Are There Better Alternatives?
While no credit check financing is a powerful tool, it should be a last resort or a short-term bridge. If you have the time, exploring other options could save you thousands of dollars.
Improving Your Credit First
This is the best long-term play. Spend six months paying all your bills on time, pay down credit card balances, and check your report for errors. Improving your score by even 50-100 points can open up a world of better financing options.
Finding a Co-signer
If you have a business partner, friend, or family member with strong credit who is willing to co-sign, this can help you qualify for a traditional loan. Be aware that this puts their credit on the line, so it’s a significant personal commitment.
Equipment Financing with a Very Large Down Payment
Even some traditional lenders might overlook a poor credit score if you can provide an exceptionally large down payment (e.g., 50% or more). It drastically reduces their risk, making them more willing to work with you.
Frequently Asked Questions
How much of a down payment do I really need for a box truck?

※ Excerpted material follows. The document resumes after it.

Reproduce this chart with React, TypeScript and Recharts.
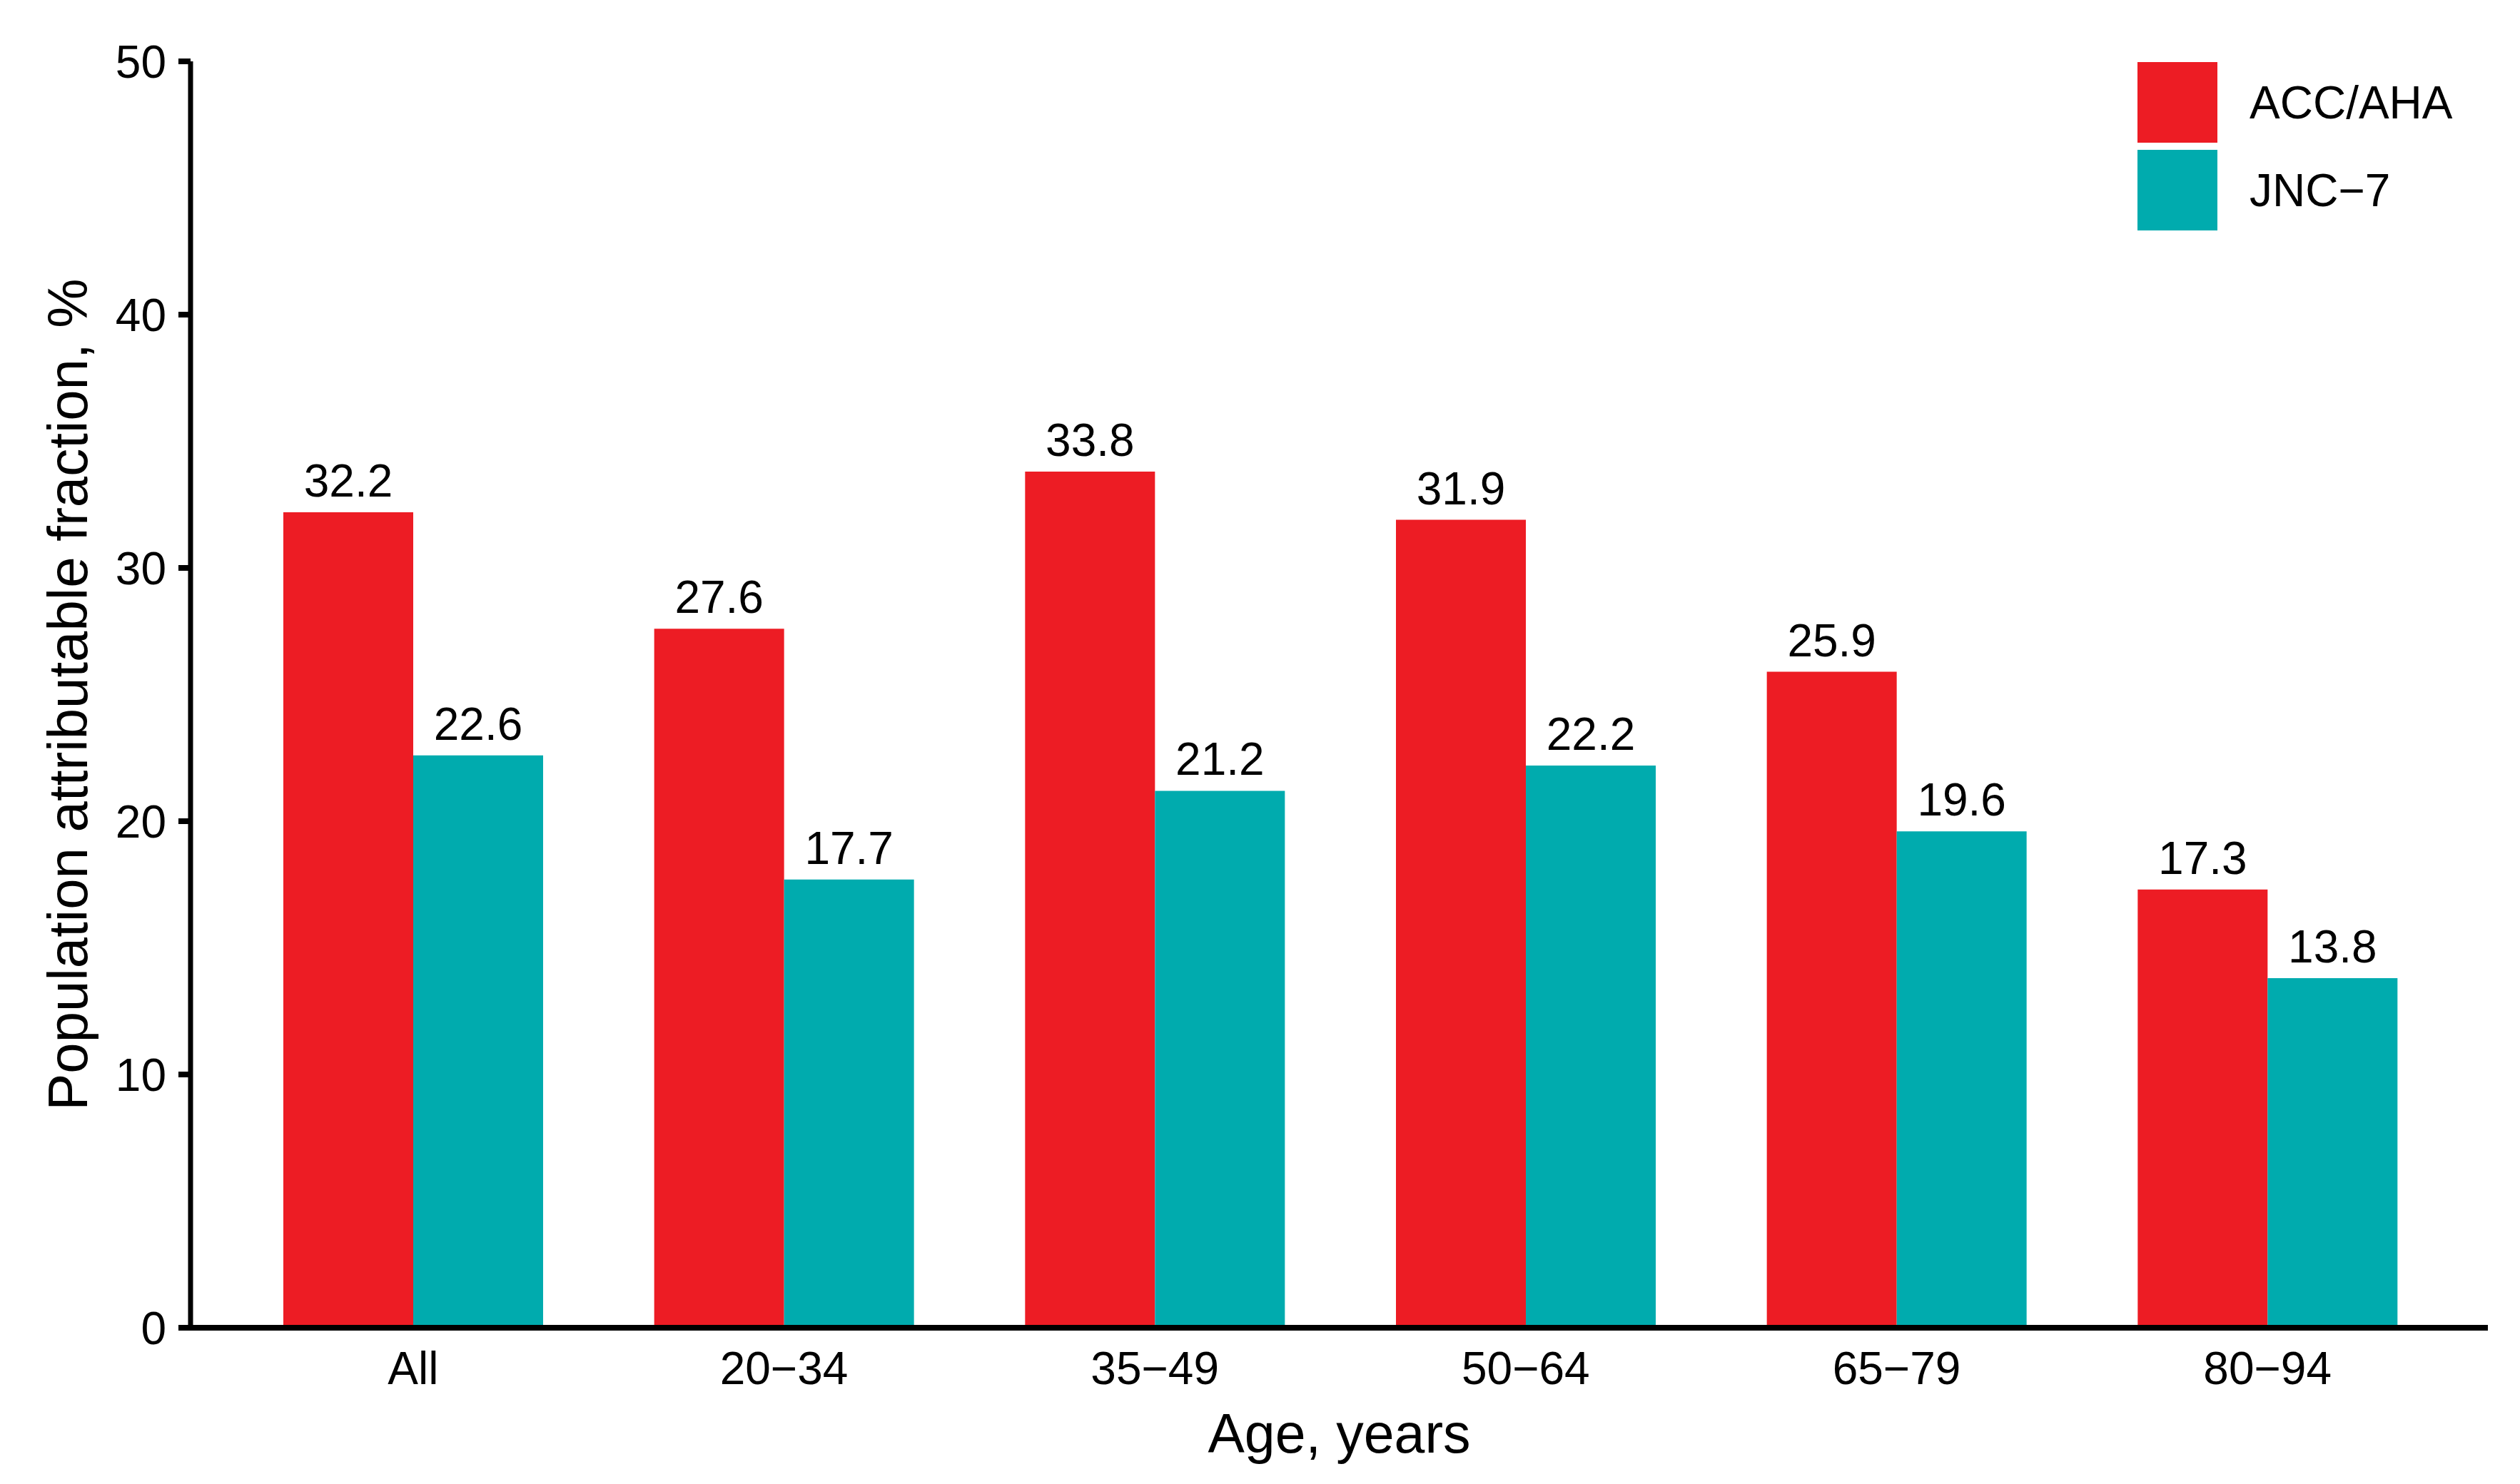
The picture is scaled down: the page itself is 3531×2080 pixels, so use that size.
import React from 'react'
import {
  BarChart,
  Bar,
  XAxis,
  YAxis,
  Legend,
  LabelList,
} from 'recharts'

document.body.style.margin = '0'

const ageGroups = ['All', '20−34', '35−49', '50−64', '65−79', '80−94']
const accAha = [32.2, 27.6, 33.8, 31.9, 25.9, 17.3]
const jnc7 = [22.6, 17.7, 21.2, 22.2, 19.6, 13.8]
const yTicks = [0, 10, 20, 30, 40, 50]

const RED = '#ED1C24'
const TEAL = '#00ABAE'
const FONT = '"Liberation Sans", Arial, Helvetica, sans-serif'

const data = ageGroups.map((age, i) => ({
  age,
  acc: accAha[i],
  jnc: jnc7[i],
}))

// eslint-disable-next-line @typescript-eslint/no-explicit-any
function LegendBox({ payload }: any) {
  if (!payload?.length) return null
  return (
    <div style={{ fontFamily: FONT }}>
      {payload.map((entry: any, i: number) => (
        <div
          key={i}
          style={{ display: 'flex', alignItems: 'center', marginBottom: i === 0 ? 10 : 0 }}
        >
          <div style={{ width: 112, height: 113, background: entry.color }} />
          <span style={{ marginLeft: 45, fontSize: 64, color: '#000', lineHeight: 1 }}>
            {entry.value}
          </span>
        </div>
      ))}
    </div>
  )
}

// eslint-disable-next-line @typescript-eslint/no-explicit-any
function YTitle({ viewBox }: any) {
  const cy = viewBox.y + viewBox.height / 2
  return (
    <text
      x={95}
      y={cy}
      transform={`rotate(-90, 95, ${cy})`}
      textAnchor="middle"
      dominantBaseline="central"
      fontSize={78}
      fill="#000"
      fontFamily={FONT}
    >
      Population attributable fraction, %
    </text>
  )
}

// eslint-disable-next-line @typescript-eslint/no-explicit-any
function XTitle({ viewBox }: any) {
  return (
    <text
      x={viewBox.x + viewBox.width / 2}
      y={2036}
      textAnchor="middle"
      fontSize={77}
      fill="#000"
      fontFamily={FONT}
    >
      Age, years
    </text>
  )
}

export default function App() {
  return (
    <div style={{ width: 3531, height: 2080, background: '#fff', fontFamily: FONT }}>
      <BarChart
        width={3531}
        height={2080}
        data={data}
        margin={{ top: 86, right: 45, bottom: 0, left: 0 }}
        barCategoryGap={78}
        barGap={0}
      >
        <XAxis
          dataKey="age"
          height={219}
          padding={{ left: 52, right: 49 }}
          axisLine={{ stroke: '#000', strokeWidth: 8 }}
          tickLine={false}
          tickSize={0}
          tickMargin={34}
          tick={{ fontSize: 64, fill: '#000', fontFamily: FONT }}
          label={<XTitle />}
        />
        <YAxis
          width={267}
          domain={[0, 50]}
          ticks={yTicks}
          interval={0}
          axisLine={{ stroke: '#000', strokeWidth: 7 }}
          tickLine={{ stroke: '#000', strokeWidth: 8 }}
          tickSize={17}
          tickMargin={17}
          tick={{ fontSize: 64, fill: '#000', fontFamily: FONT }}
          label={<YTitle />}
        />
        <Legend
          layout="vertical"
          align="center"
          verticalAlign="middle"
          content={<LegendBox />}
          wrapperStyle={{ position: 'absolute', left: 2995, top: 87, width: 520 }}
        />
        <Bar dataKey="acc" name="ACC/AHA" fill={RED} isAnimationActive={false}>
          <LabelList
            dataKey="acc"
            position="top"
            offset={22}
            formatter={(v: number) => v.toFixed(1)}
            style={{ fontSize: 64, fill: '#000', fontFamily: FONT }}
          />
        </Bar>
        <Bar dataKey="jnc" name="JNC−7" fill={TEAL} isAnimationActive={false}>
          <LabelList
            dataKey="jnc"
            position="top"
            offset={22}
            formatter={(v: number) => v.toFixed(1)}
            style={{ fontSize: 64, fill: '#000', fontFamily: FONT }}
          />
        </Bar>
      </BarChart>
    </div>
  )
}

For no credit check financing, you should plan for a minimum of 20% of the truck’s purchase price. However, many lenders will require 30-50%, especially for new businesses or very poor credit profiles.
Can I get financing as a new business with no credit history?

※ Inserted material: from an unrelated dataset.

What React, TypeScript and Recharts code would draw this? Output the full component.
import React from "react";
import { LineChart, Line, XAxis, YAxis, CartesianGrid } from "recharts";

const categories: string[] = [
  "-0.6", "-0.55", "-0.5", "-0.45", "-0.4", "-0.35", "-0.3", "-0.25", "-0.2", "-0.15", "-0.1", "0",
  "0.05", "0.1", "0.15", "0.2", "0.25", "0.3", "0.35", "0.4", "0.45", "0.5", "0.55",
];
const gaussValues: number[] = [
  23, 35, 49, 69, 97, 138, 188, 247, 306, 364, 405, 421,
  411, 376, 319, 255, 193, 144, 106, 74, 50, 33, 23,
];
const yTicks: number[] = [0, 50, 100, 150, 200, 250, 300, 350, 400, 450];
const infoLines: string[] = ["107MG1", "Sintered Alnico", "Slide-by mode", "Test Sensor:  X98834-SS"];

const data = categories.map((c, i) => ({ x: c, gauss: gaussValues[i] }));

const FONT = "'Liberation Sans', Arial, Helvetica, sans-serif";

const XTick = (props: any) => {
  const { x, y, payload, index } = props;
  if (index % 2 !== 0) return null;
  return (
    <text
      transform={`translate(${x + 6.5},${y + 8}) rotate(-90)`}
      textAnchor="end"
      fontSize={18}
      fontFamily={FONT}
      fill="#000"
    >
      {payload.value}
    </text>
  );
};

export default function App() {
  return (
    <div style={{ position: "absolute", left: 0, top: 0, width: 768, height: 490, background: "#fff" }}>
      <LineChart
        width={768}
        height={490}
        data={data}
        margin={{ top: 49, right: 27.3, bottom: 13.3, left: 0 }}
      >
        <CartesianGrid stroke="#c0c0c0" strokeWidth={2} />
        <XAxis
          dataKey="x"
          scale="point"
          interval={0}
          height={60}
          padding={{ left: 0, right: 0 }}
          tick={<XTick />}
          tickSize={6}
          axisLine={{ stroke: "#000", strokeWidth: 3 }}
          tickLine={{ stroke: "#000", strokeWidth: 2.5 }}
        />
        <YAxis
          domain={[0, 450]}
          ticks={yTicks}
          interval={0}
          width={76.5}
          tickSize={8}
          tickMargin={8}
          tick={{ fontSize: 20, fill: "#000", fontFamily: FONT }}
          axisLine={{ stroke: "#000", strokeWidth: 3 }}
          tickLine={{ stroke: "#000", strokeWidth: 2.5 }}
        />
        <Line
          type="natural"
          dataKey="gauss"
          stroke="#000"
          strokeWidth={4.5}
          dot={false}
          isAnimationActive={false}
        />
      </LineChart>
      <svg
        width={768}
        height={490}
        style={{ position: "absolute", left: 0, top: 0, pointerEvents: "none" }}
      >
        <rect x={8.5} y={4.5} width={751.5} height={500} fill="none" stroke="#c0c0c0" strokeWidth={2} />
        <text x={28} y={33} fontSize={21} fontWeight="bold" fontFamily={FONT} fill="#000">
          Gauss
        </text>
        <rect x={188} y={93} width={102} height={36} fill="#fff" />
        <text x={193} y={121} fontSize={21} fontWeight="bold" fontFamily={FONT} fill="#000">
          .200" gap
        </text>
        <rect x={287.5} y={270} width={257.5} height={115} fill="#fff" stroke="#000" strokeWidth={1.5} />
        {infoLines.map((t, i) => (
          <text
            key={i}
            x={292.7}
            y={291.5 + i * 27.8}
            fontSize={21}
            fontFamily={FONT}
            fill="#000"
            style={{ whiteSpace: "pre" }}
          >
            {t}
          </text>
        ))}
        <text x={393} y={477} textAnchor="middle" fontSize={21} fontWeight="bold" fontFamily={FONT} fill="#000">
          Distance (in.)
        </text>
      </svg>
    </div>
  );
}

Yes, it’s possible, but it is challenging. You’ll need to compensate with a very large down payment and, ideally, signed contracts or a very strong business plan that shows projected revenue.
Will this type of loan help build my business credit?
It depends. Some alternative lenders and financing companies do report your payment history to business credit bureaus like Dun & Bradstreet. Always ask the lender if they report payments, as this can be a key benefit to help you qualify for better financing in the future.
What interest rates should I expect for no credit check financing?
Be prepared for high rates. While traditional loans might be in the 6-12% APR range, no credit check financing for commercial trucks can easily range from 15% to over 30% APR, depending on your specific situation and the lender.